Barbara Oakley ESIC (37)

Is attitude more important than technique?

That’s easy to say... But if you don’t have the right technique, your attitude can collapse. In other words, you don’t develop a good attitude if you don’t have the right technique. Work in the background, rethink the technique and the mind map until it makes sense. When you're frustrated, go for a walk and it will make sense later. When you’re little you just know you’re frustrated but you don’t know that maybe later it will make more sense.

So is attitude overrated?

I think so. The functional memory is fixed and you can't change it. However, you can use different techniques depending on your own ability to help you succeed despite not having a great memory. You have to work to create these neurolinks, encourage creativity, and long-term memory.

"Students don’t realise it, but reading and rereading is a waste of time. It's much better to try to remember and gain intuition"

How would you define empathy? And altruism?

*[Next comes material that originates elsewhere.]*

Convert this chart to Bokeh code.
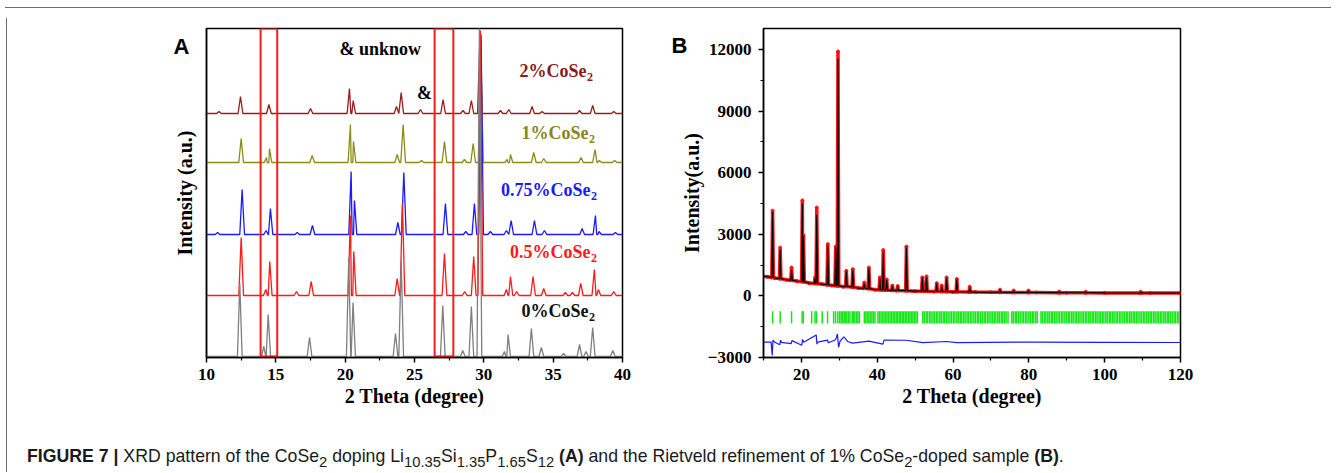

There are different ways to define empathy: the feeling of having the same feelings as another person. Meanwhile, altruism is about trying to help others. There's also pathological altruism, which is having the intention of helping others without objectively looking at whether it's helping or not. Help can also be harmful. I don't mean by this that social programmes don't work but that people prefer to believe that what they do helps others without thinking about whether it really is the case or not. It often happens in education that those who do research think that theirs is the best based on real assumptions but they don't follow any scientific method.

The bias of altruism.

You’re so convinced that what you do helps that you don’t pay attention to the data. There are geniuses who are so used to being right that when they are wrong they only look for ways to justify themselves intellectually so that they are not wrong.

What about the media and critical thinking?

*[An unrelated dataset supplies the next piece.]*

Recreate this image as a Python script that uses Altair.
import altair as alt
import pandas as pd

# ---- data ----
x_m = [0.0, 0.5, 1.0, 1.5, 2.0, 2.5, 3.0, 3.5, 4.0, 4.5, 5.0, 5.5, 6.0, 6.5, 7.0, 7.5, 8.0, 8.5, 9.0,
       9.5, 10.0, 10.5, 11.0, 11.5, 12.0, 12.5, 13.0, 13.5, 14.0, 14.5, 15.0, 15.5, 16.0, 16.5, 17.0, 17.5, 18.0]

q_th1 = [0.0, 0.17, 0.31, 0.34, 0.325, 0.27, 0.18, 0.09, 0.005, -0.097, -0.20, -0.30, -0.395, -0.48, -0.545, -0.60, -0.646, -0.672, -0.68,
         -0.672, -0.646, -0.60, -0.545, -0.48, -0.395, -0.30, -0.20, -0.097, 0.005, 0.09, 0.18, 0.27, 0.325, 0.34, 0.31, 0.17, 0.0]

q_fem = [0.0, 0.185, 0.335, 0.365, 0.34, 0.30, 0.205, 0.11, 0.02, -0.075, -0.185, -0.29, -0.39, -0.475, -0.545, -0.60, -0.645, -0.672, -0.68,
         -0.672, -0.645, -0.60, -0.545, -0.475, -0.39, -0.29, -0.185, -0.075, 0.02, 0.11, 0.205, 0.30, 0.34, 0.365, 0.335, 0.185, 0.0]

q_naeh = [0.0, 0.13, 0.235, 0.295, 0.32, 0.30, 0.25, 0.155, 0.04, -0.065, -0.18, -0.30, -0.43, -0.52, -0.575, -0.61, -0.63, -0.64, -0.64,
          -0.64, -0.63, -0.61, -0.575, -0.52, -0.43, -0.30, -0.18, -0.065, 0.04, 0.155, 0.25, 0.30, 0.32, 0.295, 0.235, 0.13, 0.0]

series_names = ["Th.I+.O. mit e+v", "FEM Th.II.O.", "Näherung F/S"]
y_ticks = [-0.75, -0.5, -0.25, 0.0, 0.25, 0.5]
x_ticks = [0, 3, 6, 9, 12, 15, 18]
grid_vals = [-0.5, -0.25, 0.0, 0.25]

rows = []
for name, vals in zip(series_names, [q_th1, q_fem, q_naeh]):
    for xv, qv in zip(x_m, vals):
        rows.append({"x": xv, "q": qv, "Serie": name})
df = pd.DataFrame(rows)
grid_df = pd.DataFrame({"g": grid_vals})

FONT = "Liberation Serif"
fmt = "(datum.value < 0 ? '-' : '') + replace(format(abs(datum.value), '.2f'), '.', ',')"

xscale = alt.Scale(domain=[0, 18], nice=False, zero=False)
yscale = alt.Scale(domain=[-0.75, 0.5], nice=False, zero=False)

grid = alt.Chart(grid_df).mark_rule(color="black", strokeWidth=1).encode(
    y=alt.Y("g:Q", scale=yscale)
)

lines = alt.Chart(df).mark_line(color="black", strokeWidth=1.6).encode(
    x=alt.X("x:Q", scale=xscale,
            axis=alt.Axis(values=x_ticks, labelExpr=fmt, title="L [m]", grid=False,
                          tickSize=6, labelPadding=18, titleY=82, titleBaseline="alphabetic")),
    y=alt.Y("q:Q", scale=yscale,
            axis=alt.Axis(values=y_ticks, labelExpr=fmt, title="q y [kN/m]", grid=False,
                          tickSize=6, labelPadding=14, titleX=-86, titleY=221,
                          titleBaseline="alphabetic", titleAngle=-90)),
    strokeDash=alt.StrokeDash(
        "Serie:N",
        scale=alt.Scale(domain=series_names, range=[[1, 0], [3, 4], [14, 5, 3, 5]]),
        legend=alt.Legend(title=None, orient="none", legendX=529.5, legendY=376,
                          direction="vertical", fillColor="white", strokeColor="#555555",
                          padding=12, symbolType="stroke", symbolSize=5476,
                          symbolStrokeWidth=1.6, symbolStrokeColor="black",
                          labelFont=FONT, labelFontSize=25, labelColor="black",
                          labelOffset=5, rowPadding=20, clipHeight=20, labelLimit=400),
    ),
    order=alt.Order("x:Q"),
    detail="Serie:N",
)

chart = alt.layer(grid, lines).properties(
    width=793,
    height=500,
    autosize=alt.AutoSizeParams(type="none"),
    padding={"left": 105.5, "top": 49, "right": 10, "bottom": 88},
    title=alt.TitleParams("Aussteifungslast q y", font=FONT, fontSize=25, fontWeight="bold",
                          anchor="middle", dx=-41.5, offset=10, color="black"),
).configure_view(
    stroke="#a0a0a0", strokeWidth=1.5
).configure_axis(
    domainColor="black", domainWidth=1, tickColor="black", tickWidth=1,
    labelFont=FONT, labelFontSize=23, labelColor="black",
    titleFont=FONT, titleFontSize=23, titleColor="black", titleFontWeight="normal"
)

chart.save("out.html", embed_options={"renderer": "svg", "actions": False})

Critical thinking is reading and understanding conflicting perspectives. There are people who tell me that we need to teach critical thinking so that everyone ends up thinking the right way. That is, in the same way. [She laughs]

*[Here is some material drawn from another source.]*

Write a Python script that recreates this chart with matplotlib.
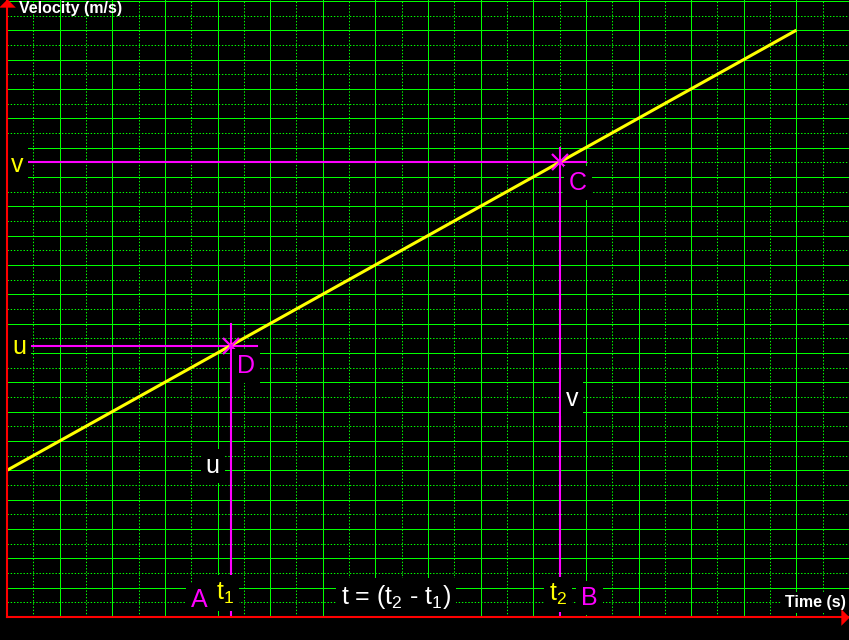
"""
Velocity-time graph: uniform acceleration, with the points C and D marked.
"""

import matplotlib
matplotlib.use("Agg")
import matplotlib.pyplot as plt
from matplotlib.ticker import MultipleLocator, NullFormatter

# grid units: one small square = 1 unit on each axis
line_t = [0, 30]
line_v = [10, 40]

point_names = ["D", "C"]
point_t = [8.5, 21]
point_v = [18.5, 31]
# how far the guide lines run past each point (up, right)
guide_up = [1.5, 1]
guide_right = [1, 1]

# labels: (text, x, baseline y, colour)
labels = [
    ("v", 0.38, 30.35, "yellow"),
    ("u", 0.46, 17.93, "yellow"),
    ("C", 21.7, 29.1, "magenta"),
    ("D", 9.08, 16.63, "magenta"),
    ("v", 21.48, 14.38, "white"),
    ("u", 7.82, 9.82, "white"),
    ("A", 7.31, 0.68, "magenta"),
    ("B", 22.14, 0.82, "magenta"),
    ("t$_1$", 8.3, 1.2, "yellow"),
    ("t$_2$", 20.95, 1.09, "yellow"),
    ("t = (t$_2$ - t$_1$)", 14.79, 0.87, "white"),
]

plt.rcParams["font.family"] = ["Liberation Sans", "DejaVu Sans"]
plt.rcParams["mathtext.fontset"] = "custom"
plt.rcParams["mathtext.rm"] = "Liberation Sans"
plt.rcParams["mathtext.default"] = "regular"

fig = plt.figure(figsize=(8.49, 6.4), dpi=100, facecolor="black")
ax = fig.add_axes([7 / 849, 23 / 640, 842 / 849, 617 / 640])
ax.set_facecolor("black")
ax.set_xlim(0, 32)
ax.set_ylim(0, 617 / 14.67)

ax.xaxis.set_major_locator(MultipleLocator(2))
ax.xaxis.set_minor_locator(MultipleLocator(1))
ax.yaxis.set_major_locator(MultipleLocator(2))
ax.yaxis.set_minor_locator(MultipleLocator(1))
ax.xaxis.set_major_formatter(NullFormatter())
ax.yaxis.set_major_formatter(NullFormatter())
ax.tick_params(which="both", length=0)
ax.grid(which="major", color="#00ff00", lw=0.72, zorder=0)
ax.grid(which="minor", color="#00ff00", lw=0.72, ls=(0, (1.4, 1.8)), zorder=0)
ax.set_axisbelow(True)

for side in ["top", "right"]:
    ax.spines[side].set_visible(False)
for side in ["left", "bottom"]:
    ax.spines[side].set_color("red")
    ax.spines[side].set_linewidth(1.5)
    ax.spines[side].set_zorder(6)

# arrow heads on the axes
up_head = [(-1, -0.5), (0, 0.5), (1, -0.5), (-1, -0.5)]
right_head = [(-0.5, -1), (0.5, 0), (-0.5, 1), (-0.5, -1)]
ax.plot(0, 1 - 3 / 617, marker=up_head, ms=12, color="red", mew=0,
        transform=ax.transAxes, clip_on=False, zorder=7)
ax.plot(1 - 4 / 842, 0, marker=right_head, ms=12, color="red", mew=0,
        transform=ax.transAxes, clip_on=False, zorder=7)

# guide lines from the points to the axes
for t, v, up, right in zip(point_t, point_v, guide_up, guide_right):
    ax.plot([t, t], [0, v + up], color="magenta", lw=1.5, zorder=2)
    ax.plot([0, t + right], [v, v], color="magenta", lw=1.5, zorder=2)

ax.plot(line_t, line_v, color="yellow", lw=2.2, zorder=3, solid_capstyle="butt")
ax.plot(point_t, point_v, "x", color="magenta", ms=11, mew=1.6, zorder=4)

box = dict(boxstyle="square,pad=0.2", facecolor="black", edgecolor="none")
for text, x, y, colour in labels:
    ax.text(x, y, text, color=colour, fontsize=18, ha="center", va="baseline",
            bbox=box, zorder=5)

ax.text(0.45, 41.19, "Velocity (m/s)", color="white", fontsize=11.5,
        fontweight="bold", ha="left", va="baseline", zorder=5)
ax.text(30.71, 0.7, "Time (s)", color="white", fontsize=11.5,
        fontweight="bold", ha="center", va="baseline", bbox=box, zorder=5)

fig.savefig("out.png", dpi=100, facecolor="black")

"Critical thinking is reading and understanding conflicting perspectives"

Why do we procrastinate? Is it part of human nature?

It's an interesting question! We have problems with emotional experiments that lack further work. If you study procrastinators, you notice that their minds work in a very different way. But what they don’t tell us is that we can change that. There's evidence that we can change many things in our heads.

You also wrote the book Evil Genes about the neurological and social factors that contribute to chronic antisocial behaviour.

We can find these evil genes in politics, business, education... Everywhere a person can gain power. There are more and more sinister people. I know presidents who are really good people and have strategies for doing good things and I also know presidents who only think of themselves but don’t try to do things for others.

Good and bad leaders with their respective followers.

There are people who have a very strong desire to become a leader and will do whatever it takes to achieve it. Sometimes they really believe they are doing what's right and even if they lie they think it's okay.

"We can find these evil genes in politics, business, education... Everywhere a person can gain power" 

Is education changing with new technology?

Well-made videos are great for learning - they are instructive and you can watch them as many times as you want. I have a Kenyan friend who liked to throw the javelin, learned online with different videos and became a world champion. Teachers think that tutorials or videos are their area but this is not the case. Face-to-face classes are full of distractions; it’s much easier to learn online. Teachers say that virtual classes lack the face-to-face aspect and interaction, but online you can have more and better interaction with people from all over the country or the world who have had very different experiences. Books have a low retention weight: how many people finish a textbook? Virtually no one. How many writers see their readers face to face? Everything works if the videos are quality. The new trends are virtual reality and artificial intelligence, but they are still expensive and there's little material or labs.